KINGSBURG – Dillon Morine may only be 10 years old but he’s become enough of a pumpkin expert to grow multiple varieties at his rural home outside of Kingsburg. Since Dillon’s pumpkin garden has been so prolific this year, he’s decided to open a pumpkin patch to the public.
“Before, we only grew 20 or 30 pumpkins but this year we used PVC pipe [to irrigate] and did 16 rows. We’re selling pumpkins to the community now and next year, we’re thinking about getting bigger,” Dillon said. “Instead of people having to go to Reedley, we have our pumpkin patch. We have free lemonade and popcorn and different kinds of pumpkins like the Marina Di Chioggias or our big gourds you can’t get in other places."
DM Farms is located at 393 N. 6th Ave., just south of the curve of Benecia and Sixth avenues near Abundant Harvest Organics. Visitors may purchase pumpkins and gourds or pet Sidney the rooster or the turkey, Turkey Lurkey, or the chickens on site. There are also free, pre-painted orange rocks available to decorate with jack-o-lantern faces.

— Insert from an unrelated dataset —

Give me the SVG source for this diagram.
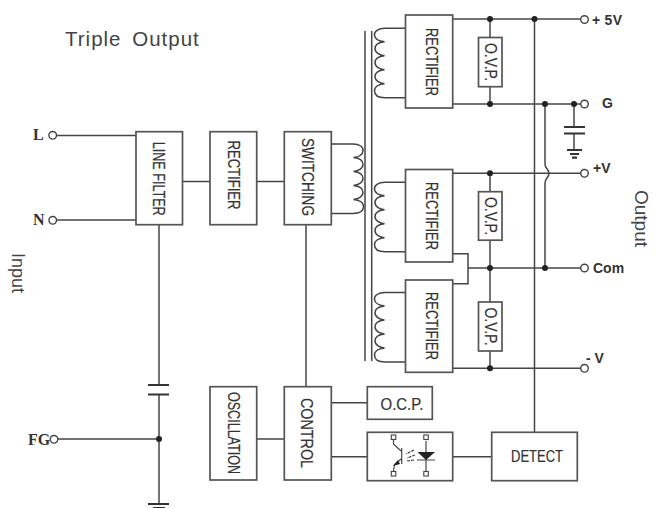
<svg xmlns="http://www.w3.org/2000/svg" width="664" height="508" viewBox="0 0 664 508">
<style>
.w{fill:none;stroke:#454545;stroke-width:1.5}
.p{fill:none;stroke:#333;stroke-width:2.200}
.b{fill:#fff;stroke:#555;stroke-width:1.700}
.d{fill:#222}
.o{fill:#fff;stroke:#444;stroke-width:1.400}
.t{font-family:"Liberation Sans",Arial,sans-serif;font-size:16px;fill:#333;stroke:#333;stroke-width:.2;text-anchor:middle;dominant-baseline:central}
.l{font-family:"Liberation Sans",Arial,sans-serif;font-size:14px;font-weight:bold;fill:#333}
.s{font-family:"Liberation Serif","Times New Roman",serif;font-size:16px;font-weight:bold;fill:#333}
.g{font-family:"Liberation Sans",Arial,sans-serif;fill:#444}
</style>
<defs>
<path id="coil" class="w" d="M31 0H10C3 0-1 3-.5 7C0 11 5 13 9.500 13.500C4 14 0 16.500 0 20.500C0 24.500 5 27 9.500 27.500C4 28 0 30.500 0 34.500C0 38.500 5 41 9.500 41.500C4 42 0 44.500 0 48.500C0 52.500 5 55 9.500 55.500C4 56 -.5 58.500 -.5 62.500C-.5 66.500 3 69.500 10 69.500H31"/>
<circle id="dot" class="d" r="3"/>
<circle id="term" class="o" r="3.800"/>
</defs>
<g id="connectors">
<path class="w" d="M57 135.500H136M57 220H136M182 181.500H210M257 181.500H284"/>
<path class="w" d="M159 225V385M159 394.500V504M57.500 439H159"/>
<path class="p" d="M148 385H169M148 394.500H169M148 504H169M153 508H165"/>
<path class="w" d="M306 225V387M257 439H284M331 402.700H367M331 456.700H367M453 456.700H492"/>
<path class="w" d="M365 31V361M371.700 31V361"/>
<path class="w" d="M453 19H581M453 104H581M453 173.300H581M468 268H581M453 368.300H581"/>
<path class="w" d="M490 19V38M490 87V104M490 173.300V192M490 240V302M490 351V368.300"/>
<path class="w" d="M453 253.700H468V283.700H453"/>
<path class="w" d="M534.500 19V432"/>
<path class="w" d="M545 104V164C545 169 549 169 549 173.300C549 177.500 545 178 545 183V268"/>
<path class="w" d="M574 104V127M574 133.500V150"/>
<path class="p" d="M564 127H585M564 133.500H585M567 150H582M570 154H579M572 157.700H577"/>
<path class="w" d="M331 144H353C360 144 363.500 147 363 151C362.500 155 358 157 353.500 157.500C359 158 363 160.500 363 164.500C363 168.500 358 171 353.500 171.500C359 172 363 174.500 363 178.500C363 182.500 358 185 353.500 185.500C359 186 363 188.500 363 192.500C363 196.500 358 199 353.500 199.500C359 200 363.500 202.500 363.500 206.500C363.500 210.500 360 213.500 353 213.500H331"/>
<use href="#coil" x="375" y="28.300"/>
<use href="#coil" x="375" y="182.300"/>
<use href="#coil" x="375" y="292.500"/>
<use href="#dot" x="159" y="439"/>
<use href="#dot" x="490" y="19"/><use href="#dot" x="534.500" y="19"/>
<use href="#dot" x="490" y="104"/><use href="#dot" x="545" y="104"/><use href="#dot" x="574" y="104"/>
<use href="#dot" x="490" y="173.300"/><use href="#dot" x="490" y="268"/><use href="#dot" x="545" y="268"/><use href="#dot" x="490" y="368.300"/>
</g>
<g id="title"><text class="g" x="65" y="46" style="word-spacing:4px;letter-spacing:1px;font-size:20.500px">Triple Output</text></g>
<g id="input-label"><text class="g" transform="translate(12 253) rotate(90)" style="font-size:18px">Input</text></g>
<g id="output-label"><text class="g" transform="translate(635 190) rotate(90)" style="font-size:19px">Output</text></g>
<g id="term-L"><use href="#term" x="52.700" y="135.300"/><text class="s" x="33" y="140">L</text></g>
<g id="term-N"><use href="#term" x="52.700" y="220.300"/><text class="s" x="33" y="225">N</text></g>
<g id="term-FG"><use href="#term" x="54" y="439.300"/><text class="s" x="28" y="445">FG</text></g>
<g id="term-5V"><use href="#term" x="584.500" y="19.500"/><text class="l" x="592" y="25" textLength="30">+ 5V</text></g>
<g id="term-G"><use href="#term" x="584.500" y="104"/><text class="l" x="602" y="108">G</text></g>
<g id="term-pV"><use href="#term" x="584.500" y="173.300"/><text class="l" x="593" y="173">+V</text></g>
<g id="term-Com"><use href="#term" x="584.500" y="268"/><text class="l" x="593" y="273">Com</text></g>
<g id="term-nV"><use href="#term" x="584.500" y="368.300"/><text class="l" x="586" y="363">- V</text></g>
<g id="line-filter"><rect class="b" x="136" y="131.700" width="46.500" height="93"/><text class="t" transform="translate(158.500 178.700) rotate(90)" textLength="74" lengthAdjust="spacingAndGlyphs">LINE FILTER</text></g>
<g id="rectifier-in"><rect class="b" x="210" y="131.700" width="46.700" height="93"/><text class="t" transform="translate(233 175) rotate(90)" textLength="69" lengthAdjust="spacingAndGlyphs">RECTIFIER</text></g>
<g id="switching"><rect class="b" x="284.300" y="131.700" width="47" height="93"/><text class="t" transform="translate(307.500 177) rotate(90)" textLength="78" lengthAdjust="spacingAndGlyphs">SWITCHING</text></g>
<g id="rectifier-1"><rect class="b" x="405.500" y="15" width="47.200" height="93"/><text class="t" transform="translate(431 62) rotate(90)" textLength="68" lengthAdjust="spacingAndGlyphs">RECTIFIER</text></g>
<g id="rectifier-2"><rect class="b" x="405.500" y="169.500" width="47.200" height="92.500"/><text class="t" transform="translate(431 216) rotate(90)" textLength="68" lengthAdjust="spacingAndGlyphs">RECTIFIER</text></g>
<g id="rectifier-3"><rect class="b" x="405.500" y="280" width="47.200" height="92.300"/><text class="t" transform="translate(431 326) rotate(90)" textLength="68" lengthAdjust="spacingAndGlyphs">RECTIFIER</text></g>
<g id="ovp-1"><rect class="b" x="478.500" y="37.500" width="23.500" height="49.200"/><text class="t" transform="translate(490.300 62) rotate(90)" textLength="38" lengthAdjust="spacingAndGlyphs">O.V.P.</text></g>
<g id="ovp-2"><rect class="b" x="478.500" y="191.700" width="23.500" height="48.500"/><text class="t" transform="translate(490.300 216) rotate(90)" textLength="38" lengthAdjust="spacingAndGlyphs">O.V.P.</text></g>
<g id="ovp-3"><rect class="b" x="478.500" y="302" width="23.500" height="49"/><text class="t" transform="translate(490.300 326.500) rotate(90)" textLength="38" lengthAdjust="spacingAndGlyphs">O.V.P.</text></g>
<g id="oscillation"><rect class="b" x="210" y="386.700" width="46.700" height="93.300"/><text class="t" transform="translate(233 433) rotate(90)" textLength="82" lengthAdjust="spacingAndGlyphs">OSCILLATION</text></g>
<g id="control"><rect class="b" x="284.300" y="386.700" width="47" height="93.300"/><text class="t" transform="translate(306.500 433) rotate(90)" textLength="70" lengthAdjust="spacingAndGlyphs">CONTROL</text></g>
<g id="ocp"><rect class="b" x="367.300" y="386.700" width="65" height="32.600"/><text class="t" x="402" y="404" textLength="43" lengthAdjust="spacingAndGlyphs">O.C.P.</text></g>
<g id="opto"><rect class="b" x="367.300" y="432.300" width="85.400" height="48.400"/>
<path class="w" d="M393.500 440V444L401 451M401 459L394.500 464.500L393.500 471M401.700 448V464M426 441V471M417 460H435" style="stroke-width:1.200"/>
<path class="d" d="M417.500 452H435L426 460ZM393 466L398 460L400 464Z"/>
<path class="w" d="M414 450L406 454M415 455L407 458M414 460L407 461" style="stroke-width:1.200;stroke-dasharray:3 1"/>
<g style="fill:#fff;stroke:#444;stroke-width:1.100"><rect x="391.300" y="435" width="4.500" height="4.500"/><rect x="391.300" y="471.500" width="4.500" height="4.500"/><rect x="423.800" y="435" width="4.500" height="4.500"/><rect x="423.800" y="471.500" width="4.500" height="4.500"/></g></g>
<g id="detect"><rect class="b" x="491.700" y="432.300" width="85.600" height="48.400"/><text class="t" x="537" y="456" textLength="52" lengthAdjust="spacingAndGlyphs">DETECT</text></g>
</svg>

Dillon first started growing pumpkins when his aunt Lea Peters Campbell shared some seeds with him in 2016. His first crop was sold to friends and family.

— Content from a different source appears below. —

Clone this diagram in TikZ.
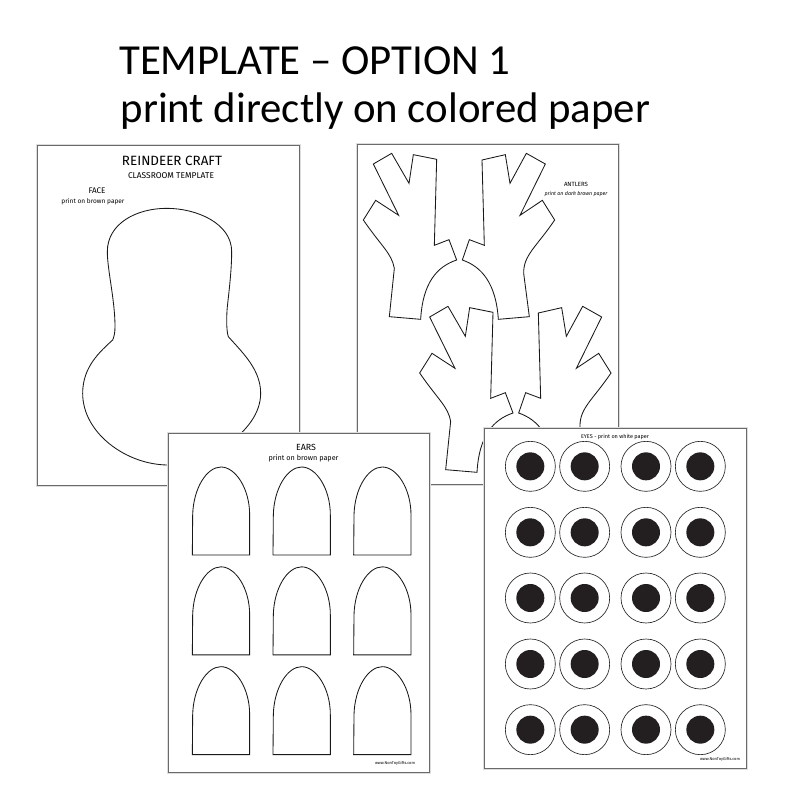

“My mom and I had a garden on the side of the house and we’d grow tomatoes. But when there was a drought, we didn’t have enough water and the plants kept drying out,” Dillon said.

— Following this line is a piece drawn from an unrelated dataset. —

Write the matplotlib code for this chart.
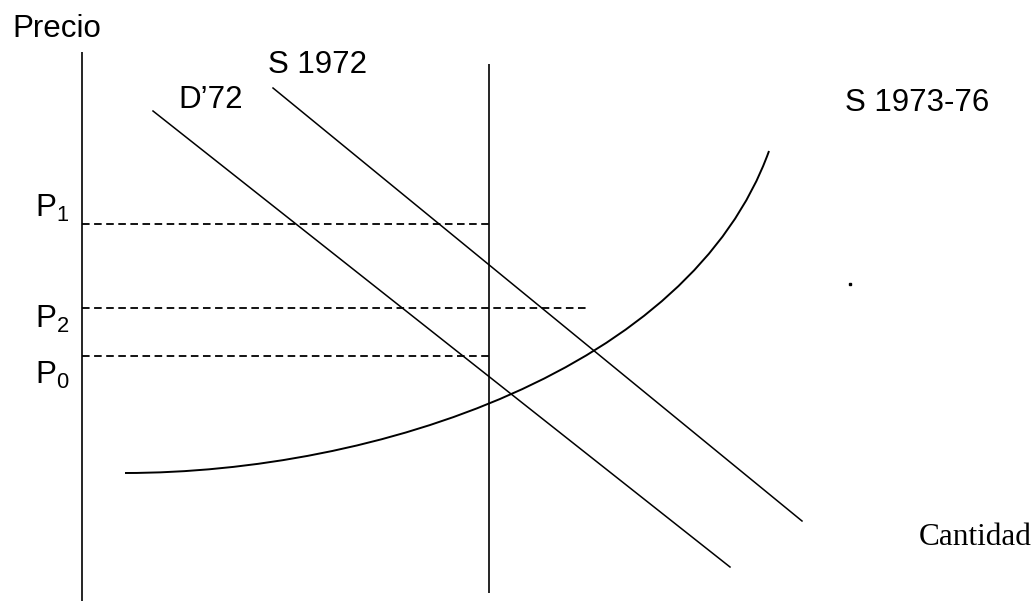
import matplotlib.pyplot as plt
from matplotlib.path import Path
from matplotlib.patches import PathPatch

# --- diagram data (drawing units, y grows downward like the original sketch) ---
axis_x = [82, 82]
axis_y = [52, 601]
qfix_x = [489, 489]          # vertical (fixed quantity) line
qfix_y = [64, 593]

d72_x = [153, 730]
d72_y = [111, 567]
s72_x = [273, 802]
s72_y = [88, 521]

# S 1973-76 curve: cubic bezier nodes
s73_x = [125, 375, 690, 769]
s73_y = [473, 473, 370, 151]

price_names = ["$\\mathregular{P_1}$", "$\\mathregular{P_2}$", "$\\mathregular{P_0}$"]
price_lvls = [224, 308, 356]
price_ends = [490, 587, 490]
price_lbl_y = [217, 328, 384]

plt.rcParams['font.family'] = ['Liberation Sans', 'DejaVu Sans']
plt.rcParams['mathtext.fontset'] = 'custom'
plt.rcParams['mathtext.rm'] = 'Liberation Sans'

fig = plt.figure(figsize=(10.36, 6.01), dpi=100)
ax = fig.add_axes([0, 0, 1, 1])
ax.set_xlim(0, 1036)
ax.set_ylim(601, 0)
ax.axis('off')

ax.plot(axis_x, axis_y, color='black', lw=1.2, solid_capstyle='butt')
ax.plot(qfix_x, qfix_y, color='black', lw=1.2, solid_capstyle='butt')
ax.plot(d72_x, d72_y, color='black', lw=1.1)
ax.plot(s72_x, s72_y, color='black', lw=1.1)

verts = list(zip(s73_x, s73_y))
path = Path(verts, [Path.MOVETO, Path.CURVE4, Path.CURVE4, Path.CURVE4])
ax.add_patch(PathPatch(path, facecolor='none', edgecolor='black', lw=1.4))

for name, lvl, end, ly in zip(price_names, price_lvls, price_ends, price_lbl_y):
    ax.plot([axis_x[0], end], [lvl, lvl], color='black', lw=1.3, dashes=(4.2, 2.5))
    ax.text(35, ly, name, fontsize=22.5, ha='left', va='baseline')

# stray dot from the original
ax.plot([850], [284], marker='s', ms=1.5, color='black', lw=0)

ax.text(12, 37, "Precio", fontsize=22.5, ha='left', va='baseline')
ax.text(268, 73, "S 1972", fontsize=22.5, ha='left', va='baseline')
ax.text(178, 108, "D\u201972", fontsize=22.5, ha='left', va='baseline')
ax.text(845, 111, "S 1973-76", fontsize=22.5, ha='left', va='baseline')
ax.text(919, 545, "Cantidad", fontsize=22.5, ha='left', va='baseline',
        family=['Liberation Serif', 'DejaVu Serif'])

fig.savefig("out.png", dpi=100, facecolor='white')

His mother, Melody Morine, said her father-in-law, Dwayne Morine, helped by digging furrows for the garden this year. So with an irrigation trench dug and watering pipes connected to their well, Dillon said it was easier to water plants more efficiently.
“Dillon planted some squash plants, some peppers and tomatoes. He even grew a 35-pound watermelon. He just found a couple of plants at Home Depot and put them out here,” his mother said.
She showed one pumpkin that’s still growing in the garden where they’ve carved in a Thanksgiving greeting. As the pumpkin continues to grow, it will scar around the carving and make a unique offering for next year’s patch.
“We’ve been practicing our pumpkin scarring. You can scratch it while they’re still growing and it will scar up.”
Since this is Dillon’s third year in 4-H, he’s not only been learning about pumpkins, but about raising turkeys, chickens and pigs as well. He helped build the farm chicken coop and install fencing so the birds would have room to roam.
“My mom did most of the work but I put up the side panels and screwed on the vents in the top. I feed chickens and turkeys whenever they need food. They eat a lot so we get five bags of food and the chickens eat one and the turkeys eat four.”
This year, Dillion entered Henry the turkey and two chickens at the Fresno Fair.
“My golden-laced Wyandotte Lacey got second place and the other got utility,” he said of one of his chickens whose legs turned out to be darker than what’s considered standard for the breed. “The turkey is still at the Fair and he got second place reserve champion.”
He also entered three of his pumpkins in the junior exhibits and one in the monstrosities. Dillon earned first place and a best-of-show ribbon for his Marina Di Chioggia pumpkin and third place for his Long Island Cheese pumpkin. His Marina Di Chioggia/Turks Turban cross pumpkin also received first place in the monstrosities division.
When Dillon’s not working on the farm, he’s busy with schoolwork as a fourth grader at Central Valley Home School. There he’s also taking ballet and guitar lessons. He’s also on the Kingsburg Lions Pee Wee football team and helps his grandparents Pat and Dwayne Morine with their grape vineyards or walnut orchards that neighbor their farm.
“I get to steer the tractor. I’ll drive around while grandpa uses a chainsaw attached to a walnut picker to cut the branches.”
Dillon’s also just learned how to drive the farm quad so he can move the larger pumpkins around more easily.
While visitors come to the pumpkin patch, Dillon shares what he’s learning about taking care of the animals and from the research he’s does for 4-H.
“He knew a lot about horticulture before joining that group and he loves explaining stuff,” his mother said. “He loves talking with people about what he does and how he raises his animals. He loves his animals. They’re like his best friends and he’ll spend hours with them.”
Dillon says that farm life is different than city life.
“When you’re on a farm, it’s not like in town where you have everything close by. But it’s nice when you’re out in the country; you can have chickens and turkeys and stuff.”
Since he’s just turned 10, he’s still deciding where he’ll wind up when he’s a grown up.
“I like in-town city kind of, too. In-town jobs get good pay and there’s more jobs in town. But I think I want to live in the country because we have more space to do stuff and drive off-road vehicles.”
The DM Farms pumpkin patch will stay open until the end of October, or until they run out of pumpkins. In the meantime, plans are already brewing for next year’s event.
“For next year, we’re looking at other pumpkin varieties and we’ll have to put in more water lines,” Morine said.